Bangalore-based Institute for Social and Economic Change conducted the study for fair trade regulator – Competition Commission of India (CCI). The report, which looked at competitiveness in major onion markets of Maharashtra and Karnataka, was submitted to the regulator in December.
"Results of seasonal indices, correlations, daily, monthly arrivals their prices etc. indicated existence of anti-competitive elements in the onion markets.
"A few big traders having well connected networks with market intermediaries in other markets seem to play a major role in hoarding for expected high prices," said the findings, released recently.

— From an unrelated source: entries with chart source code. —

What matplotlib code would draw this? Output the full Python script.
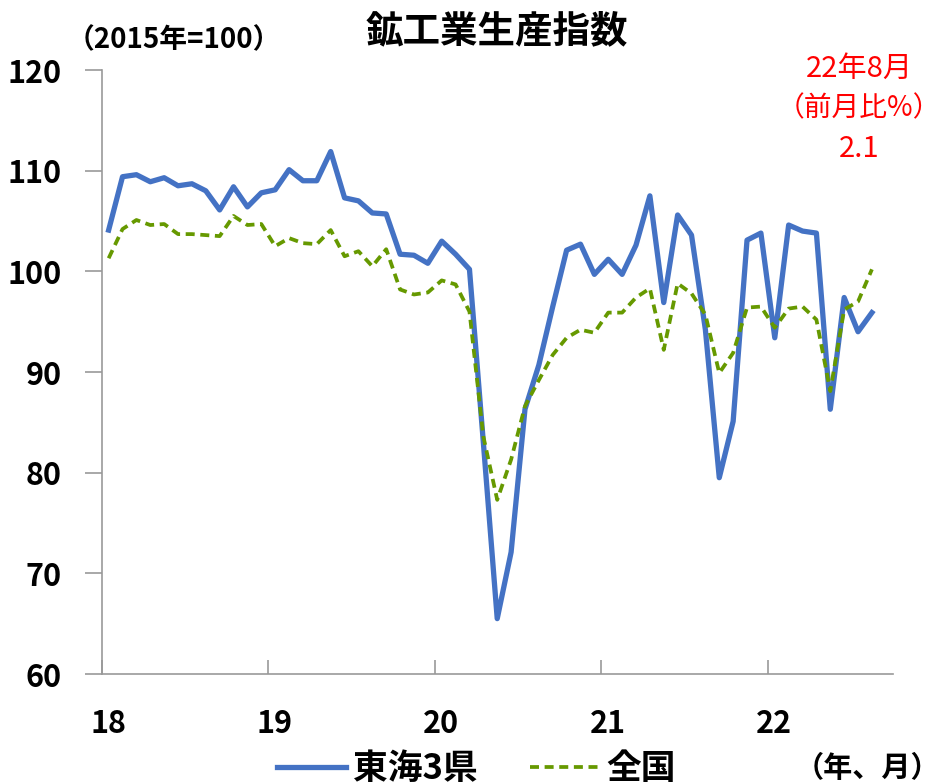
import numpy as np
import matplotlib.pyplot as plt

plt.rcParams['font.family'] = ['Noto Sans CJK JP', 'DejaVu Sans']

# 2018/1 - 2022/8 (monthly, 2015=100)
tokai = [104.1, 109.4, 109.6, 108.9, 109.3, 108.5, 108.7, 108.0, 106.1, 108.4, 106.4, 107.8,
         108.1, 110.1, 109.0, 109.0, 111.9, 107.3, 107.0, 105.8, 105.7, 101.7, 101.6, 100.8,
         103.0, 101.7, 100.2, 83.0, 65.5, 72.1, 86.3, 90.7, 96.5, 102.1, 102.7, 99.7,
         101.2, 99.7, 102.6, 107.5, 96.9, 105.6, 103.6, 94.2, 79.5, 85.1, 103.1, 103.8,
         93.4, 104.6, 104.0, 103.8, 86.3, 97.4, 94.0, 95.9]
zenkoku = [101.3, 104.2, 105.1, 104.6, 104.7, 103.7, 103.7, 103.6, 103.5, 105.5, 104.6, 104.7,
           102.5, 103.3, 102.8, 102.7, 104.1, 101.5, 102.0, 100.5, 102.2, 98.2, 97.7, 97.9,
           99.1, 98.7, 96.0, 83.6, 77.3, 81.3, 86.6, 89.2, 91.7, 93.4, 94.2, 93.9,
           95.9, 95.9, 97.4, 98.3, 92.2, 98.8, 97.8, 95.7, 89.9, 91.9, 96.4, 96.5,
           94.4, 96.3, 96.5, 95.2, 88.1, 96.2, 97.0, 100.2]
years = ['18', '19', '20', '21', '22']
yticks = [60, 70, 80, 90, 100, 110, 120]

fig = plt.figure(figsize=(9.47, 7.84), dpi=100)
ax = fig.add_axes([0.1074, 0.1403, 0.8353, 0.7704])

x = np.arange(len(tokai))
ax.plot(x, tokai, color='#4472C4', lw=3.8, label='東海3県')
ax.plot(x, zenkoku, color='#669900', lw=2.7, ls=(0, (2.4, 1.5)), label='全国')

ax.set_xlim(-0.5, 56.5)
ax.set_ylim(60, 120)
ax.set_yticks(yticks)
ax.set_yticklabels([str(v) for v in yticks], fontsize=22, fontweight='bold')
ax.set_xticks([-0.5 + 12 * i for i in range(len(years))])
ax.set_xticklabels([])
ax.tick_params(axis='x', direction='in', length=10, color='#999999', width=1.2)
ax.tick_params(axis='y', direction='out', length=12, color='#999999', width=1.2, pad=17)
for s in ['top', 'right']:
    ax.spines[s].set_visible(False)
for s in ['left', 'bottom']:
    ax.spines[s].set_color('#999999')
    ax.spines[s].set_linewidth(1.2)

for i, lab in enumerate(years):
    ax.text(12 * i - 0.05, -0.082, lab, transform=ax.get_xaxis_transform(),
            ha='center', va='center', fontsize=22, fontweight='bold')

fig.text(0.525, 1 - 31 / 784, '鉱工業生産指数', ha='center', va='center',
         fontsize=27, fontweight='bold')
fig.text(0.070, 1 - 40 / 784, '（2015年=100）', ha='left', va='center',
         fontsize=20, fontweight='bold')

fig.text(859 / 947, 1 - 69 / 784, '22年8月', ha='center', va='center', fontsize=21, color='red')
fig.text(859 / 947, 1 - 108 / 784, '（前月比%）', ha='center', va='center', fontsize=20, color='red')
fig.text(859 / 947, 1 - 149 / 784, '2.1', ha='center', va='center', fontsize=21, color='red')

fig.legend(loc='center', bbox_to_anchor=(0.503, 0.02), ncol=2, frameon=False,
           prop={'size': 25, 'weight': 'bold'}, handlelength=2.0, handletextpad=0.2,
           columnspacing=1.5)
fig.text(0.993, 1 - 768 / 784, '（年、月）', ha='right', va='center', fontsize=21, fontweight='bold')

fig.savefig('out.png', dpi=100)
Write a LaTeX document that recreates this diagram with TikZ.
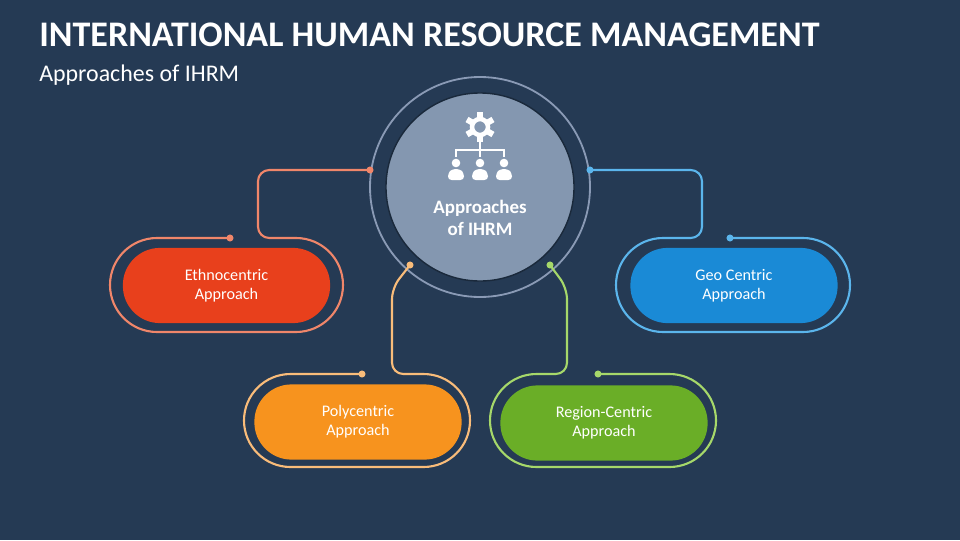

According to the report, market structure of onion is unilaterally dictated by the traders, not farmers. Minimal role of farmers in price discovery due to low size of average farm holdings - 1.15 to 1.3 acre, unfavourable weather conditions and price risk are cited as major reasons for the situation.
"Most of trading is in the hands of commission agents and traders... Lack of trading expertise, market knowledge and risk bearing capacity has prevented most of the farmers to make any dent in onion trading," it noted.
The report stressed that changes in onion prices have a huge impact on the food security, farmer and consumer welfare.
"Factors like significant marketing costs, lack of market infrastructure, control of trade in the hands of few traders, restricting entry for new traders, often strikes by market functionaries, etc. can also responsible for high prices of onion," it said.
During the agricultural year 2011-12, onion was grown in an area of 1.04 million hectares with a production of 15.75 million tonnes.